"Les russes cultivés, qui s'abreuvaient de ce torrent de littérature, s'abonnèrent en grand nombre à des périodiques tel que le Messager russe, où des romans étaient publiés par épisodes. La littérature joua un rôle clé dans la russie impériale. Les russes ne pouvaient débattre librement en politique, les partis étaient interdits dans l'ensemble du pays jusqu'en 1905 et tout propos s'apparentant à une critique de l'autocratie pouvait se révéler très dangereux. Dans un tel contexte, la littérature permettait d'aborder les problèmes sociaux et politiques qu'il était impossible d'évoquer ouvertement, de réfléchir sur la nature du pouvoir politique (par exemple l'évocation de Napoléon dans le roman Guerre et paix) ou encore sur des problèmes de société comme le servage. Lors de sa publication en 1852, l'ouvrage Récits d'un chasseur, de Tourgueniev, fut perçu par les autorités comme une condamnation ouverte du servage ; elles exilèrent immédiatement l'auteur dans sa propriété à la campagne"

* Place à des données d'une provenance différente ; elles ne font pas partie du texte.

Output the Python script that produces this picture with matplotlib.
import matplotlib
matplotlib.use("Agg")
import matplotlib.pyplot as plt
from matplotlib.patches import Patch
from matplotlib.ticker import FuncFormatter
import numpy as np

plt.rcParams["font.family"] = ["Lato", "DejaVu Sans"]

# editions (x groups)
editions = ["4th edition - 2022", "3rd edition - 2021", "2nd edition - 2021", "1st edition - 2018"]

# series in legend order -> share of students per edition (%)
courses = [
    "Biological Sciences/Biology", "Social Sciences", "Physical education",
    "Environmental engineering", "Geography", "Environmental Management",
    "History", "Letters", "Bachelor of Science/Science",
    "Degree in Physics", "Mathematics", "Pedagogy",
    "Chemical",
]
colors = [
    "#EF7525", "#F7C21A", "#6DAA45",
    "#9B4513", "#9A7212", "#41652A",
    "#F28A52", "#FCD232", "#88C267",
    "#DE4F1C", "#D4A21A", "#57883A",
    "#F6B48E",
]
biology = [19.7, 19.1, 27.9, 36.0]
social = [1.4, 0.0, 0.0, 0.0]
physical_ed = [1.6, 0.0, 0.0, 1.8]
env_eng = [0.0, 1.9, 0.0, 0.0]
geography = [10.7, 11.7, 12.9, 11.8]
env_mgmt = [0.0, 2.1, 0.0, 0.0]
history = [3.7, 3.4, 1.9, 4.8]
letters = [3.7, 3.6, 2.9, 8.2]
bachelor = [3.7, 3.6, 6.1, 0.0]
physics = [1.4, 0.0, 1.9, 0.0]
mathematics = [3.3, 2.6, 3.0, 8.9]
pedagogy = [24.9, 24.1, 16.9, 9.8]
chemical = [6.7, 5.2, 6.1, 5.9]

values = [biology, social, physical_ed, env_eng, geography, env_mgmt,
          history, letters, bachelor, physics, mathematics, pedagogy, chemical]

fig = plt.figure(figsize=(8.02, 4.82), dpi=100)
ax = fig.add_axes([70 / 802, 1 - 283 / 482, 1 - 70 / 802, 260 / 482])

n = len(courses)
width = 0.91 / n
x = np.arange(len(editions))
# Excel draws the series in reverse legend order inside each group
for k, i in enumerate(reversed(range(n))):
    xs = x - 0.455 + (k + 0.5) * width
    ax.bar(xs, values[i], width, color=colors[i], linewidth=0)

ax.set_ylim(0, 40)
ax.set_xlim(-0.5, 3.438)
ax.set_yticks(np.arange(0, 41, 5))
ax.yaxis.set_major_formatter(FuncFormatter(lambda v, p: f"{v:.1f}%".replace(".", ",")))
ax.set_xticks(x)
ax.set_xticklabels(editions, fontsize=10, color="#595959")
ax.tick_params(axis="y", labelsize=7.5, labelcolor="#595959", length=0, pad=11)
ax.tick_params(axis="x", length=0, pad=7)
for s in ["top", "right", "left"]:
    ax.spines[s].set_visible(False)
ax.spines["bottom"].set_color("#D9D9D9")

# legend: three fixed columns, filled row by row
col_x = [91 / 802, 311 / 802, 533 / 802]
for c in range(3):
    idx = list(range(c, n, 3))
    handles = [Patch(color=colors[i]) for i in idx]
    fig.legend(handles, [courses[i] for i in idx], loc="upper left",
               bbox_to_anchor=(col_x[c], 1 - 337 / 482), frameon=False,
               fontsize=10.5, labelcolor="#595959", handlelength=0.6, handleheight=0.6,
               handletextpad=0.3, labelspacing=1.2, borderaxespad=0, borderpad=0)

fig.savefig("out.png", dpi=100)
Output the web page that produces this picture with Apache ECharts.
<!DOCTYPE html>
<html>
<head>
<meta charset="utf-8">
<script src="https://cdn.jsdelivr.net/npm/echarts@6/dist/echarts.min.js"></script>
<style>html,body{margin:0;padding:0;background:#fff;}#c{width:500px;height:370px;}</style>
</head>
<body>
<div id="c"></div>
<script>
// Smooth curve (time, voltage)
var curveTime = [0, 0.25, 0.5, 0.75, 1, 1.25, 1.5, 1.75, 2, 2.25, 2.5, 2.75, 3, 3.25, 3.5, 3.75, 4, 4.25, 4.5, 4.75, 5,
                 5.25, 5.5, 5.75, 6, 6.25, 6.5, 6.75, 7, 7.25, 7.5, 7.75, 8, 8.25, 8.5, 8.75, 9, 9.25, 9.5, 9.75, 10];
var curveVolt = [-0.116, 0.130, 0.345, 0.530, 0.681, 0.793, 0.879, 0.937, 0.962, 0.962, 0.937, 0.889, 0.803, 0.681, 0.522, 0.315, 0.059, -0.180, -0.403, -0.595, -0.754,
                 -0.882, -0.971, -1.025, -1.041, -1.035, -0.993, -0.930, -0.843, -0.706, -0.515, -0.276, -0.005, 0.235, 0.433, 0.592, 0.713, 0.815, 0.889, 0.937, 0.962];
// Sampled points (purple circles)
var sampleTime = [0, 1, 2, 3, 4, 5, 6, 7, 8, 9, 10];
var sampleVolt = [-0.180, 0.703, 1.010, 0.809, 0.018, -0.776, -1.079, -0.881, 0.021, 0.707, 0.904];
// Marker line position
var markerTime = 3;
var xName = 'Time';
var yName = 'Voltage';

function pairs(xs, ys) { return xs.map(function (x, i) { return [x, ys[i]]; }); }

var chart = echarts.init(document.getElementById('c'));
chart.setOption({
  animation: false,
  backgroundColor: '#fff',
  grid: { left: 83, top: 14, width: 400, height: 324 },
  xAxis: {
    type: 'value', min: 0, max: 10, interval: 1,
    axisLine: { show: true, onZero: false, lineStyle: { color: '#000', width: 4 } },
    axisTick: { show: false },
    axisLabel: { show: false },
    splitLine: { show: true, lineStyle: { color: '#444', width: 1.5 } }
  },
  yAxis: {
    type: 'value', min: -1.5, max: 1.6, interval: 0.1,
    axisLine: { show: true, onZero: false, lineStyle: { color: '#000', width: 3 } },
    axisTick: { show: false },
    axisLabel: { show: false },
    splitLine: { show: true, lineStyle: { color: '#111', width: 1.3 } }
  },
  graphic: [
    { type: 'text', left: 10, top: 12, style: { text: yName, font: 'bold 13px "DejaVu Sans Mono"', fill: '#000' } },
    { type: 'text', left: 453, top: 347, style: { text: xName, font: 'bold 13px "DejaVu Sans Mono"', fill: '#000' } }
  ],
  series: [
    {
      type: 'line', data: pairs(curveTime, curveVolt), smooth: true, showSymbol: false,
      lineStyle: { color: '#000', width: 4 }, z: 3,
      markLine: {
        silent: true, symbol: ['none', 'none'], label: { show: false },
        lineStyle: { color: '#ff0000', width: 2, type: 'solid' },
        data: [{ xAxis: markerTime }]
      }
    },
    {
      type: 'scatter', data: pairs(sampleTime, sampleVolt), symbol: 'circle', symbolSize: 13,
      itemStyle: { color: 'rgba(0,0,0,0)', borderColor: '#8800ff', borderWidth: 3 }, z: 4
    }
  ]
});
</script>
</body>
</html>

Bon il me semble qu'exiler Tourgueniev dans son propre pays n'est pas le bon mot, parlons plutôt d'assignation à résidence, comme le fut d'ailleurs Pouchkine, mais ce dernier exemple est bien la preuve que par le livre ou la revue littéraire, il n'y avait pas de liberté vraiment dès lors qu'on touchait au régime impérial. Il convient de parler d'une véritable censure qui s'exerçait sur les éditeurs qui enlevaient carrément les passages sujet à caution plutôt que de se faire épingler par la censure. Les éditeurs russes craignaient terriblement la censure et s'interdisaient de passer outre. La seule réponse possible était où la clandestinité, ou l'exil .
Dans les années 1840, le jeune Dostoïevski rejoignit un mouvement clandestin d'intellectuels libéraux, le cercle de Petrachevski.
En 1848, les révolutions battaient leur plein dans la plupart des pays d'Europe occidentale, ce qui incita le tsar (Nicolas 1er) à réprimer sévèrement toute forme d'opposition. Arrêté et condamné à mort, Dostoïevski fut sauvé in extremis de l'exécution et exilé en Sibérie, où il passa quatre ans. Son expérience le conduisit à revoir ses conceptions libérales. Il se tourna alors vers la religion orthodoxe, rejetant toute idée de révolution comme moyen d'améliorer la condition de la Russie et prônant, au contraire, l'exaltation des idéaux nationalistes. En 1880, il affirma le caractère unique de l'âme russe et déclara : " la destinée de la Russie est paneuropéenne et universelle". Sa vision semi-mystique de son pays s'inspirait de la tradition slavophile, selon laquelle la Russie devait suivre son évolution propre dans la lignée de son histoire plutôt que de copier le modèle occidental. Les dernières oeuvres de Dostoïevski furent fortement influencées par ses croyances religieuses ; il y dénonça aussi le nihilisme des révolutionnaires russes.